Ram M. Roy (PhD, Claremont Graduate University) is professor emeritus of political science at California State University, Northridge. Dr. Roy's areas of interest include: U.S. Foreign Policy; Comparative Foreign Policies; India U.S. and Asia relations. Dr. Roy's publications include: Indian Democracy in Crisis; India and The World in the Post Cold War Era. He has also written papers such as: "Non-alignment: the Cultural Background" and "The Sino-Soviet Disputes in Southeast Asia." He is a TV Commentator, and a Public Speaker.
Ken Silverman is the president of Interactive Teamworks, a privately held consulting and creative services organization. Mr.
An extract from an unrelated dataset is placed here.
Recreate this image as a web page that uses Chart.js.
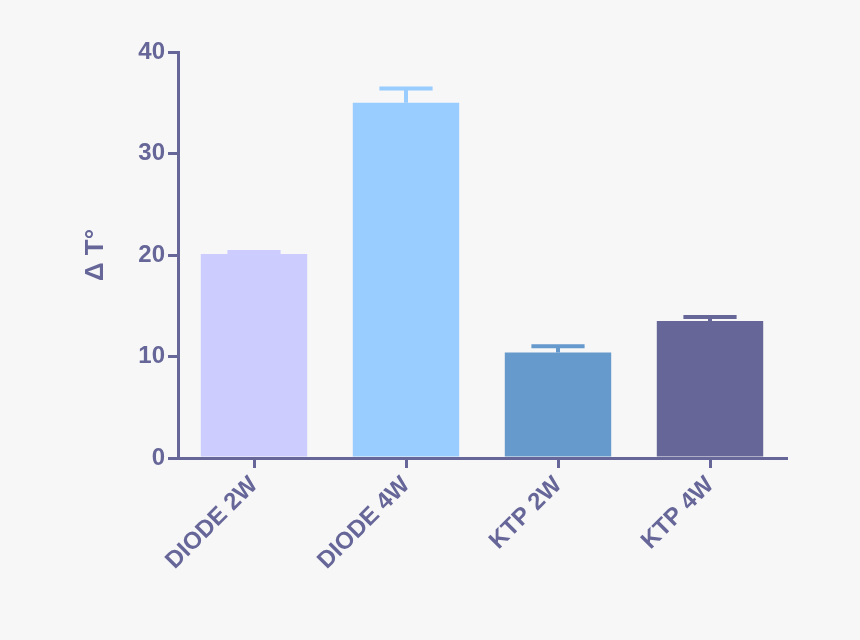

Silverman is a nationally prominent media strategist and entrepreneur with more than 35 years of experience in the front ranks of the U.S. entertainment and communications fields. He has participated in the acquisition, production, distribution, and marketing of content for motion picture theaters, commercial and public broadcasting, cable and pay-television, home video, satellites, interactive media, and the Internet. Since 1997, Mr. Silverman has specialized in electronic media related to the Indian subcontinent. He is a Charter Member of The Indus Entrepreneurs (TiE), former Executive Vice President of Indians in American Media [IAM], and writes often for The India Journal. He is Executive Producer of two forthcoming US motion pictures targeted to be shot in India, and sponsored The 2006 Indian Film Festival of Los Angeles. A critical member of the SASA board, he brings needed management and marketing expertise.